The Delhi government on Wednesday formed a nine-member expert committee to suggest norms to be put in place to stop overcharging by the private hospitals in the city.
The newly formed committee will recommend norms that will have to be mandatorily followed by all private health clinics in the national capital. The committee will also norms to cap the profit margin on medicines and consumables sold by private hospitals in the city.
On Wednesday, Delhi health minister Satyendar Jain said the decision was taken after receiving complaints related to alleged overcharging, refusal or delay in providing immediate medical care to victims of crime or road accidents, or hospitals compelling patients to buy drugs from in-house pharmacy, rude behaviour by healthcare workers and delay in initiating medico-legal cases.
The government, later in a statement, said the panel will also suggest mechanism so that all private hospitals and nursing homes should, as far as possible, only prescribe drugs mentioned in the National List of Essential Medicines (NELM).
The reports added that the committee will also look into consumables, behaviour protocol of medical staff, Economically Weaker Section (EWS) and misdemeanour at the hospital.
According to reports, the committee will be headed by Delhi’s director general of health services and will also include senior doctors from the Delhi Medical Council and Delhi Medical Council and the national president of India Medical Association Dr KK Agarwal.
"The government has formed a nine-member committee to look into the issue of overcharging by private hospitals. The panel will submit its findings and recommendation by December 31," Delhi health minister Satyendar Jain quoted as saying. "the committee will also “prepare a mechanism” to prescribe “as far as possible” drugs mentioned in the National List of Essential Medicines," Jain added.
The step by the Delhi govt comes just a week after a baby declared dead by the Delhi's 'Max Specialist Hospital was found alive just before cremation. However, the child later died under treatment in another hospital. Delhi government canceled the license of the Max Hospital.
The Outlook earlier this year had reported that the doctors of private hospitals charge almost 1453 per cent extra from the patients when they use medical equipment brought from foreign countries.
The Times of India had reported last week how certain corporate hospitals were making profits ranging from 275% to 525% on the sale of disposable syringes by purchasing them at a discounted rate and billing them to the patient at MRP.
On December 13 a man registered a police complaint against Fortis Hospital, Noida, alleging that he was charged over Rs 1 lakh for treatment of his daughter who died four hours after being admitted there.

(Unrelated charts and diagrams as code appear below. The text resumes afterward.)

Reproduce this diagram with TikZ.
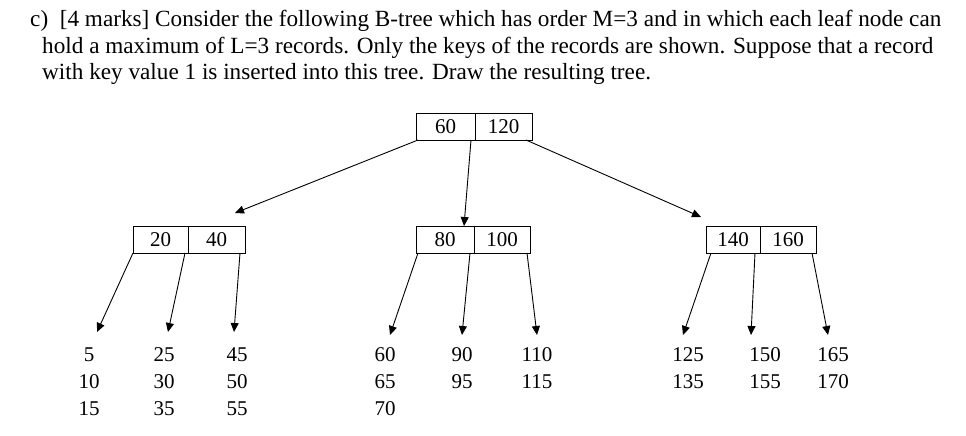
\documentclass[tikz,border=0pt]{standalone}
\usepackage{fontspec}
\setmainfont{Liberation Serif}
\usetikzlibrary{arrows.meta}
\begin{document}
\begin{tikzpicture}[x=1pt,y=-1pt,
  txt/.style={anchor=base west,inner sep=0pt,font=\fontsize{23.2}{26}\selectfont},
  num/.style={anchor=base,inner sep=0pt,font=\fontsize{21}{24}\selectfont},
  cell/.style={draw,line width=0.8pt,minimum height=27pt,inner sep=0pt,font=\fontsize{21}{24}\selectfont},
  arr/.style={line width=0.9pt,-{Triangle[length=9pt,width=8pt]}}]
\useasboundingbox (0,0) rectangle (966,436);
\node[txt] (l1) at (30,27) {c)\enspace[4 marks] Consider the following B-tree which has order M=3 and in which each leaf node can};
\node[txt] (l2) at (42,53) {hold a maximum of L=3 records. Only the keys of the records are shown. Suppose that a record};
\node[txt] (l3) at (42,79) {with key value 1 is inserted into this tree. Draw the resulting tree.};
% top
\node[cell,minimum width=59pt] (t1) at (445.5,126.5) {60};
\node[cell,minimum width=57pt] (t2) at (503.5,126.5) {120};
% middle
\node[cell,minimum width=55pt] (a1) at (160.5,239.5) {20};
\node[cell,minimum width=57pt] (a2) at (216.5,239.5) {40};
\node[cell,minimum width=58pt] (b1) at (445,239.5) {80};
\node[cell,minimum width=56pt] (b2) at (502,239.5) {100};
\node[cell,minimum width=54pt] (c1) at (733,239.5) {140};
\node[cell,minimum width=56pt] (c2) at (788,239.5) {160};
\coordinate (ta) at (235,213);
\coordinate (tb) at (464,226);
\coordinate (tc) at (701,217);
\draw[arr] (418,140) -- (ta);
\draw[arr] (471,140) -- (tb);
\draw[arr] (526,140) -- (tc);
% leaves
\foreach \n/\x/\a/\b/\c in {k1/89/5/10/15,k2/164/25/30/35,k3/237/45/50/55,k4/385/60/65/70,k5/462/90/95/,k6/537/110/115/,k7/688/125/135/,k8/765/150/155/,k9/833/165/170/}{
  \node[num] (\n a) at (\x,361) {\a};
  \node[num] (\n b) at (\x,388) {\b};
  \node[num] (\n c) at (\x,415) {\c};
}
\draw[arr] (133,253) -- (97,332);
\draw[arr] (185,253) -- (168,332);
\draw[arr] (240,253) -- (234,332);
\draw[arr] (418,253) -- (390,335);
\draw[arr] (470,253) -- (462,335);
\draw[arr] (527,253) -- (537,335);
\draw[arr] (711,253) -- (683,335);
\draw[arr] (755,253) -- (751,335);
\draw[arr] (812,253) -- (828,335);
\end{tikzpicture}
\end{document}
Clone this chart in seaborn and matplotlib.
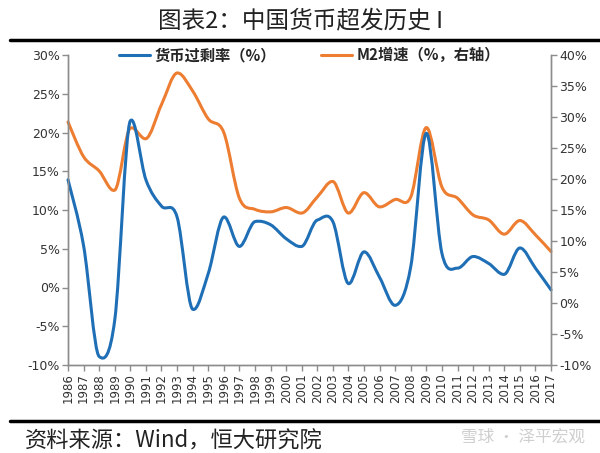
import numpy as np
import pandas as pd
import matplotlib
matplotlib.use("Agg")
import matplotlib.pyplot as plt
from matplotlib.path import Path
from matplotlib.patches import PathPatch
from matplotlib.lines import Line2D
import seaborn as sns

years = list(range(1986, 2018))
excess_rate = [13.9, 5.4, -8.9, -4.2, 21.5, 13.9, 10.5, 9.1, -2.8, 1.8,
               9.1, 5.3, 8.5, 8.1, 6.3, 5.3, 8.7, 8.5, 0.5, 4.6,
               1.3, -2.3, 2.7, 19.9, 4.4, 2.5, 4.0, 3.1, 1.7, 5.1,
               2.5, -0.3]
m2_growth = [29.2, 23.6, 21.3, 18.2, 28.2, 26.5, 32.0, 37.1, 34.2, 29.7,
             27.5, 16.9, 15.1, 14.7, 15.4, 14.5, 17.1, 19.6, 14.5, 17.8,
             15.5, 16.7, 17.1, 28.3, 18.7, 16.9, 14.2, 13.4, 11.1, 13.3,
             11.0, 8.3]
left_ticks = [-10, -5, 0, 5, 10, 15, 20, 25, 30]
right_ticks = [-10, -5, 0, 5, 10, 15, 20, 25, 30, 35, 40]
label_excess = "货币过剩率（%）"
label_m2 = "M2增速（%，右轴）"
title = "图表2：中国货币超发历史 I"
source = "资料来源：Wind，恒大研究院"

BLUE = "#1f6fb6"
ORANGE = "#ed7d31"
GRAY = "#8c8c8c"

sns.set_theme(style="white")
plt.rcParams["font.family"] = ["DejaVu Sans", "Noto Sans CJK SC"]
CJK = ["Noto Sans CJK SC", "DejaVu Sans"]

df = pd.DataFrame({"year": years, "excess": excess_rate, "m2": m2_growth})

fig = plt.figure(figsize=(6.0, 4.53), dpi=100)
ax = fig.add_axes([68 / 600, 1 - 365 / 453, (551 - 68) / 600, 310 / 453])
ax2 = ax.twinx()

sns.lineplot(data=df, x="year", y="excess", ax=ax, color=BLUE, lw=2.2,
             label=label_excess, legend=False)
sns.lineplot(data=df, x="year", y="m2", ax=ax2, color=ORANGE, lw=2.2,
             label=label_m2, legend=False)


def smooth_path(xy):
    """Cubic Bezier through the data points (smoothed line style)."""
    n = len(xy)
    tang = np.zeros_like(xy)
    for i in range(n):
        a = xy[max(i - 1, 0)]
        b = xy[min(i + 1, n - 1)]
        t = (b - a) / 2.0
        if 0 < i < n - 1:
            d1 = xy[i, 1] - xy[i - 1, 1]
            d2 = xy[i + 1, 1] - xy[i, 1]
            if d1 * d2 <= 0:
                t[1] *= 0.35
        tang[i] = t
    verts = [xy[0]]
    codes = [Path.MOVETO]
    for i in range(n - 1):
        p1, p2 = xy[i], xy[i + 1]
        verts += [p1 + tang[i] / 3, p2 - tang[i + 1] / 3, p2]
        codes += [Path.CURVE4] * 3
    return Path(verts, codes)


ax.set_zorder(ax2.get_zorder() + 1)
ax.patch.set_visible(False)

ax.set_xlim(1986, 2017)
ax.set_ylim(-10, 30)
ax2.set_ylim(-10, 40)
ax.set_yticks(left_ticks)
ax.set_yticklabels([f"{t}%" for t in left_ticks])
ax2.set_yticks(right_ticks)
ax2.set_yticklabels([f"{t}%" for t in right_ticks])
ax.set_xticks(years)
ax.set_xticklabels([str(y) for y in years], rotation=90)
ax.set_xlabel("")
ax.set_ylabel("")
ax2.set_ylabel("")

for a in (ax, ax2):
    a.grid(False)
    a.spines["top"].set_visible(False)
    for s in ("left", "right", "bottom"):
        a.spines[s].set_color(GRAY)
        a.spines[s].set_linewidth(1.0)
    a.tick_params(axis="both", which="both", direction="out", length=4,
                  width=1.0, color=GRAY, labelcolor="#333333", pad=2)
ax.tick_params(axis="y", labelsize=9, left=True)
ax2.tick_params(axis="y", labelsize=9, right=True)
ax.tick_params(axis="x", labelsize=8.5, bottom=True, pad=2)

handles = [ax.lines[0], ax2.lines[0]]
leg = ax.legend(handles, [label_excess, label_m2], loc="center",
                bbox_to_anchor=(0.5, 1.0), ncol=2, frameon=False,
                handlelength=2.0, columnspacing=3.0, handletextpad=0.3,
                prop={"family": CJK, "size": 11, "weight": "bold"})

for a, col in ((ax, BLUE), (ax2, ORANGE)):
    line = a.lines[0]
    xy = np.asarray(line.get_xydata(), dtype=float)
    patch = PathPatch(smooth_path(xy), transform=a.transData, fc="none",
                      ec=col, lw=2.2, capstyle="round", joinstyle="round",
                      clip_on=False)
    a.add_patch(patch)
    line.set_visible(False)

fig.text(0.5, 1 - 21 / 453, title, ha="center", va="center", fontsize=17,
         family=CJK, color="#222222")
fig.add_artist(Line2D([10 / 600, 1.0], [1 - 40 / 453] * 2, color="black",
                      lw=2.5, transform=fig.transFigure))
fig.add_artist(Line2D([10 / 600, 1.0], [1 - 421 / 453] * 2, color="black",
                      lw=2.5, transform=fig.transFigure))
fig.text(25 / 600, 1 - 441 / 453, source, ha="left", va="center",
         fontsize=16, family=CJK, style="italic", color="#222222")
fig.text(585 / 600, 1 - 437 / 453, "雪球 · 泽平宏观", ha="right", va="center",
         fontsize=12, family=CJK, color="#cfcfcf")

fig.savefig("out.png", dpi=100, facecolor="white")
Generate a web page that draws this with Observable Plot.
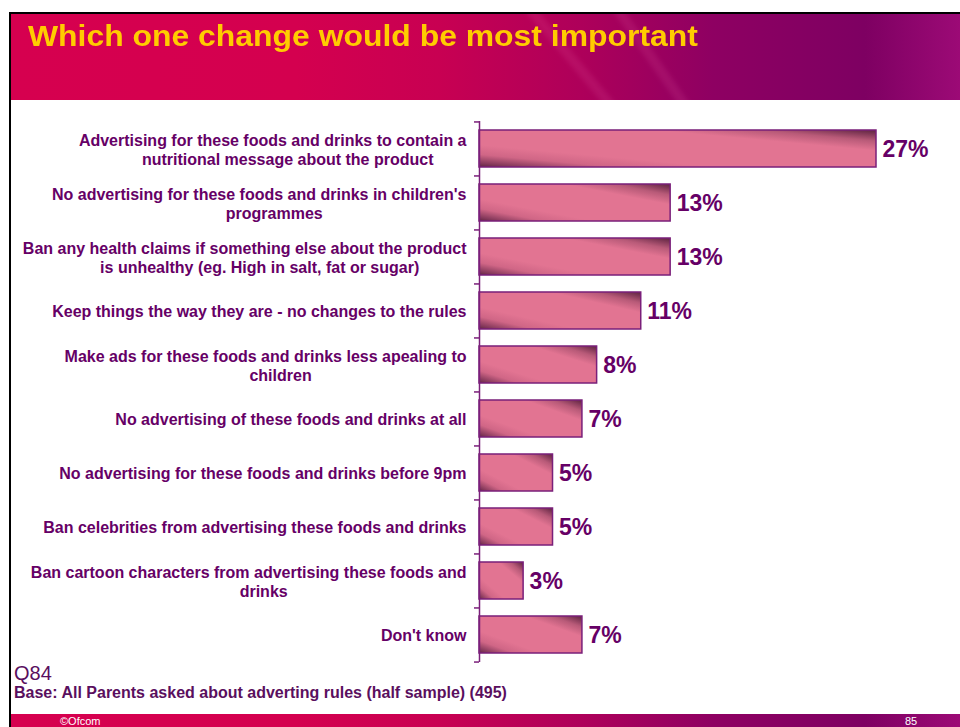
<!DOCTYPE html>
<html>
<head>
<meta charset="utf-8">
<script src="https://cdn.jsdelivr.net/npm/d3@7"></script>
<script src="https://cdn.jsdelivr.net/npm/@observablehq/plot@0.6"></script>
<style>
  body { margin: 0; background: #fff; font-family: "Liberation Sans", Arial, sans-serif; }
  #page { position: relative; width: 960px; height: 727px; overflow: hidden; background: #fff; }
  #frame { position: absolute; left: 9px; top: 12px; width: 960px; height: 720px; border-left: 2px solid #000; border-top: 2px solid #000; }
  #header { position: absolute; left: 11px; top: 14px; width: 949px; height: 86px;
    background: linear-gradient(90deg, #d6004f 0%, #d4004f 30%, #c80052 45%, #ae005a 60%, #8e0062 74%, #7e0062 90%, #9c0a76 100%); overflow: hidden; }
  #header .streak { position: absolute; top: -30px; width: 10px; height: 160px; background: rgba(255,140,200,0.10); filter: blur(2px); }
  #title { position: absolute; left: 28px; top: 22px; color: #ffcc00; font-weight: bold; font-size: 29px; line-height: 1; white-space: nowrap; transform: scaleX(1.1); transform-origin: 0 0; }
  #chart { position: absolute; left: 0; top: 100px; }
  #q { position: absolute; left: 14px; top: 663px; font-size: 20px; line-height: 1; color: #5a0f5e; }
  #base { position: absolute; left: 14px; top: 685px; font-size: 16px; line-height: 1; font-weight: bold; color: #5a0f5e; }
  #footer { position: absolute; left: 11px; top: 714px; width: 949px; height: 13px;
    background: linear-gradient(90deg, #d6004f 0%, #d4004f 30%, #c80052 45%, #ae005a 60%, #8e0062 74%, #7e0062 90%, #9c0a76 100%); }
  #ofcom { position: absolute; left: 60px; top: 716px; font-size: 11px; line-height: 1; color: #fff; }
  #pnum { position: absolute; left: 905px; top: 716px; font-size: 11px; line-height: 1; color: #fff; }
</style>
</head>
<body>
<div id="page">
  <div id="frame"></div>
  <div id="header">
    <div class="streak" style="left:560px;transform:rotate(-40deg)"></div>
    <div class="streak" style="left:640px;transform:rotate(-35deg)"></div>
    <div class="streak" style="left:1095px;width:3px"></div>
    <div class="streak" style="left:1150px;width:3px"></div>
  </div>
  <div id="title">Which one change would be most important</div>
  <div id="chart"></div>
  <div id="q">Q84</div>
  <div id="base">Base: All Parents asked about adverting rules (half sample) (495)</div>
  <div id="footer"></div>
  <div id="ofcom">©Ofcom</div>
  <div id="pnum">85</div>
</div>
<script>
const categories = [
  "Advertising for these foods and drinks to contain a\nnutritional message about the product",
  "No advertising for these foods and drinks in children's\nprogrammes",
  "Ban any health claims if something else about the product\nis unhealthy (eg. High in salt, fat or sugar)",
  "Keep things the way they are - no changes to the rules",
  "Make ads for these foods and drinks less apealing to\nchildren",
  "No advertising of these foods and drinks at all",
  "No advertising for these foods and drinks before 9pm",
  "Ban celebrities from advertising these foods and drinks",
  "Ban cartoon characters from advertising these foods and\ndrinks",
  "Don't know"
];
const values = [27, 13, 13, 11, 8, 7, 5, 5, 3, 7];

const data = categories.map((c, i) => ({label: c, value: values[i]}));

const W = 960, H = 572, MT = 21, MB = 10, ML = 479, MR = 84;
const step = (H - MT - MB) / categories.length;
const purple = "#660066";
const lineCol = "#7a1f7a";

const chart = Plot.plot({
  width: W,
  height: H,
  marginTop: MT,
  marginBottom: MB,
  marginLeft: ML,
  marginRight: MR,
  style: {fontFamily: "'Liberation Sans', Arial, sans-serif", background: "transparent"},
  x: {domain: [0, 27], axis: null},
  y: {domain: categories, axis: null, paddingInner: 0.32, paddingOuter: 0.16},
  marks: [
    Plot.barX(data, {x: "value", y: "label", fill: "url(#barGrad)", stroke: lineCol, strokeWidth: 1.5}),
    Plot.ruleX([0], {stroke: lineCol, strokeWidth: 1.5}),
    Plot.ruleY(categories, {y: d => d, x1: 0, x2: 0, insetLeft: -5, dy: -step / 2, stroke: lineCol, strokeWidth: 1.5}),
    Plot.ruleY(categories.slice(-1), {y: d => d, x1: 0, x2: 0, insetLeft: -5, dy: step / 2, stroke: lineCol, strokeWidth: 1.5}),
    Plot.text(data, {x: 0, y: "label", text: "label", textAnchor: "end", dx: -13, fontSize: 16, fontWeight: "bold", fill: purple, lineHeight: 1.21, className: "catlabel"}),
    Plot.text(data, {x: "value", y: "label", text: d => d.value + "%", textAnchor: "start", dx: 6, dy: 1, fontSize: 23, fontWeight: "bold", fill: purple})
  ]
});

const defs = d3.select(chart).insert("defs", ":first-child");
const g = defs.append("linearGradient").attr("id", "barGrad")
  .attr("x1", 0).attr("y1", 1).attr("x2", 1).attr("y2", 0);
[[0, "#5e2540"], [0.05, "#84385a"], [0.17, "#d06686"], [0.3, "#e27492"], [0.72, "#e27492"], [0.85, "#b85a78"], [0.95, "#7a3452"], [1, "#5e2540"]]
  .forEach(([o, c]) => g.append("stop").attr("offset", o).attr("stop-color", c));

document.getElementById("chart").appendChild(chart);

// center wrapped lines within the right-aligned label block
d3.select(chart).selectAll(".catlabel text").each(function () {
  const tspans = this.querySelectorAll("tspan");
  if (tspans.length > 1) {
    const w1 = tspans[0].getComputedTextLength();
    this.setAttribute("text-anchor", "middle");
    tspans.forEach((t, i) => t.setAttribute("x", -w1 / 2 + (i > 0 ? 15 : 0)));
  }
});
</script>
</body>
</html>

In another incident, earlier this year Haryana's Fortis Hospital was also in the news after parents of a 7-year-old child who died of Dengue alleged that the hospital handed them a bill of 15 Lakh for 15 days. The parents in their complaint against the hospital claimed that the hospital switched to a treatment which was seven times more expensive than the initial treatment. Following the complaint, the Haryana government had ordered a probe into the matter.